### Material provided ###
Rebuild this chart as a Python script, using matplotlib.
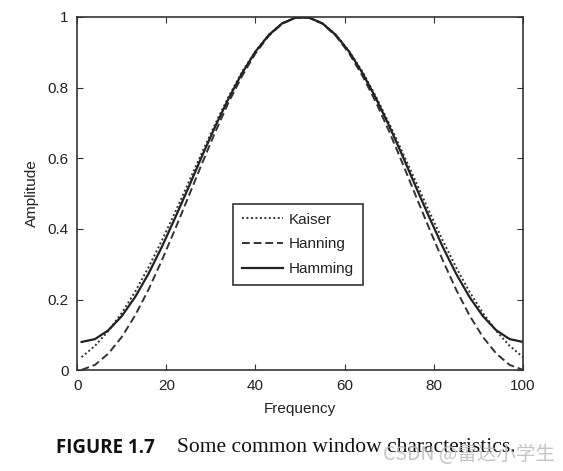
import matplotlib
matplotlib.use("Agg")
import matplotlib.pyplot as plt

# sample positions (window index) and amplitudes
freq = [1, 4, 7, 10, 13, 16, 19, 22, 25, 28, 31, 34, 37, 40, 43, 46, 49,
        52, 55, 58, 61, 64, 67, 70, 73, 76, 79, 82, 85, 88, 91, 94, 97, 100]

kaiser = [0.037, 0.069, 0.111, 0.162, 0.222, 0.291, 0.367, 0.448, 0.532,
          0.616, 0.698, 0.775, 0.845, 0.903, 0.950, 0.982, 0.998,
          0.998, 0.982, 0.950, 0.903, 0.845, 0.775, 0.698, 0.616, 0.532,
          0.448, 0.367, 0.291, 0.222, 0.162, 0.111, 0.069, 0.037]

hanning = [0.001, 0.015, 0.047, 0.094, 0.155, 0.228, 0.311, 0.400, 0.492,
           0.585, 0.675, 0.759, 0.833, 0.897, 0.947, 0.981, 0.998,
           0.998, 0.981, 0.947, 0.897, 0.833, 0.759, 0.675, 0.585, 0.492,
           0.400, 0.311, 0.228, 0.155, 0.094, 0.047, 0.015, 0.001]

hamming = [0.080, 0.088, 0.113, 0.153, 0.207, 0.273, 0.349, 0.432, 0.518,
           0.606, 0.691, 0.770, 0.841, 0.902, 0.949, 0.982, 0.998,
           0.998, 0.982, 0.949, 0.902, 0.841, 0.770, 0.691, 0.606, 0.518,
           0.432, 0.349, 0.273, 0.207, 0.153, 0.113, 0.088, 0.080]

plt.rcParams['font.family'] = ['Liberation Sans', 'DejaVu Sans']

fig = plt.figure(figsize=(5.63, 4.71), dpi=100)
ax = fig.add_axes([0.137, 0.214, 0.792, 0.750])

ax.plot(freq, kaiser, color='#333333', linestyle=(0, (1, 1.3)), linewidth=1.4, label='Kaiser')
ax.plot(freq, hanning, color='#333333', linestyle=(0, (4, 2)), linewidth=1.4, label='Hanning')
ax.plot(freq, hamming, color='#222222', linestyle='-', linewidth=1.6, label='Hamming')

ax.set_xlim(0, 100)
ax.set_ylim(0, 1)
ax.set_xticks([0, 20, 40, 60, 80, 100])
ax.set_yticks([0, 0.2, 0.4, 0.6, 0.8, 1])
ax.set_yticklabels(['0', '0.2', '0.4', '0.6', '0.8', '1'])
ax.tick_params(direction='in', top=True, right=True, labelsize=11, length=4,
               pad=6, color='#333333', labelcolor='#222222')
for s in ax.spines.values():
    s.set_linewidth(1.2)
    s.set_color('#333333')

ax.set_xlabel('Frequency', fontsize=11, labelpad=7, color='#222222')
ax.set_ylabel('Amplitude', fontsize=11, labelpad=6, color='#222222')

leg = ax.legend(loc='center', bbox_to_anchor=(0.495, 0.356), fontsize=11,
                fancybox=False, framealpha=1, edgecolor='#333333',
                handlelength=2.7, handletextpad=0.35, labelspacing=0.7,
                borderpad=0.6)
leg.get_frame().set_linewidth(1.2)
for t in leg.get_texts():
    t.set_color('#222222')

fig.text(0.099, 0.049, 'FIGURE 1.7', fontsize=13.5, fontweight='bold',
         family=['Open Sans', 'DejaVu Sans'], color='#111111', va='center')
fig.text(0.314, 0.049, 'Some common window characteristics.', fontsize=15.5,
         family=['Liberation Serif', 'DejaVu Serif'], color='#111111', va='center')
fig.text(0.985, 0.036, 'CSDN @雷达小学生', fontsize=14, ha='right', va='center',
         family=['Noto Sans CJK SC', 'DejaVu Sans'], color='#bbbbbb', alpha=0.85)

fig.savefig('out.png', dpi=100)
###
§ **Exercise description**
Return each line exactly as written. Any picture gets left out.

§ **Right answer**
Rebuild this chart as a Python script, using matplotlib.
import matplotlib
matplotlib.use("Agg")
import matplotlib.pyplot as plt

# sample positions (window index) and amplitudes
freq = [1, 4, 7, 10, 13, 16, 19, 22, 25, 28, 31, 34, 37, 40, 43, 46, 49,
        52, 55, 58, 61, 64, 67, 70, 73, 76, 79, 82, 85, 88, 91, 94, 97, 100]

kaiser = [0.037, 0.069, 0.111, 0.162, 0.222, 0.291, 0.367, 0.448, 0.532,
          0.616, 0.698, 0.775, 0.845, 0.903, 0.950, 0.982, 0.998,
          0.998, 0.982, 0.950, 0.903, 0.845, 0.775, 0.698, 0.616, 0.532,
          0.448, 0.367, 0.291, 0.222, 0.162, 0.111, 0.069, 0.037]

hanning = [0.001, 0.015, 0.047, 0.094, 0.155, 0.228, 0.311, 0.400, 0.492,
           0.585, 0.675, 0.759, 0.833, 0.897, 0.947, 0.981, 0.998,
           0.998, 0.981, 0.947, 0.897, 0.833, 0.759, 0.675, 0.585, 0.492,
           0.400, 0.311, 0.228, 0.155, 0.094, 0.047, 0.015, 0.001]

hamming = [0.080, 0.088, 0.113, 0.153, 0.207, 0.273, 0.349, 0.432, 0.518,
           0.606, 0.691, 0.770, 0.841, 0.902, 0.949, 0.982, 0.998,
           0.998, 0.982, 0.949, 0.902, 0.841, 0.770, 0.691, 0.606, 0.518,
           0.432, 0.349, 0.273, 0.207, 0.153, 0.113, 0.088, 0.080]

plt.rcParams['font.family'] = ['Liberation Sans', 'DejaVu Sans']

fig = plt.figure(figsize=(5.63, 4.71), dpi=100)
ax = fig.add_axes([0.137, 0.214, 0.792, 0.750])

ax.plot(freq, kaiser, color='#333333', linestyle=(0, (1, 1.3)), linewidth=1.4, label='Kaiser')
ax.plot(freq, hanning, color='#333333', linestyle=(0, (4, 2)), linewidth=1.4, label='Hanning')
ax.plot(freq, hamming, color='#222222', linestyle='-', linewidth=1.6, label='Hamming')

ax.set_xlim(0, 100)
ax.set_ylim(0, 1)
ax.set_xticks([0, 20, 40, 60, 80, 100])
ax.set_yticks([0, 0.2, 0.4, 0.6, 0.8, 1])
ax.set_yticklabels(['0', '0.2', '0.4', '0.6', '0.8', '1'])
ax.tick_params(direction='in', top=True, right=True, labelsize=11, length=4,
               pad=6, color='#333333', labelcolor='#222222')
for s in ax.spines.values():
    s.set_linewidth(1.2)
    s.set_color('#333333')

ax.set_xlabel('Frequency', fontsize=11, labelpad=7, color='#222222')
ax.set_ylabel('Amplitude', fontsize=11, labelpad=6, color='#222222')

leg = ax.legend(loc='center', bbox_to_anchor=(0.495, 0.356), fontsize=11,
                fancybox=False, framealpha=1, edgecolor='#333333',
                handlelength=2.7, handletextpad=0.35, labelspacing=0.7,
                borderpad=0.6)
leg.get_frame().set_linewidth(1.2)
for t in leg.get_texts():
    t.set_color('#222222')

fig.text(0.099, 0.049, 'FIGURE 1.7', fontsize=13.5, fontweight='bold',
         family=['Open Sans', 'DejaVu Sans'], color='#111111', va='center')
fig.text(0.314, 0.049, 'Some common window characteristics.', fontsize=15.5,
         family=['Liberation Serif', 'DejaVu Serif'], color='#111111', va='center')
fig.text(0.985, 0.036, 'CSDN @雷达小学生', fontsize=14, ha='right', va='center',
         family=['Noto Sans CJK SC', 'DejaVu Sans'], color='#bbbbbb', alpha=0.85)

fig.savefig('out.png', dpi=100)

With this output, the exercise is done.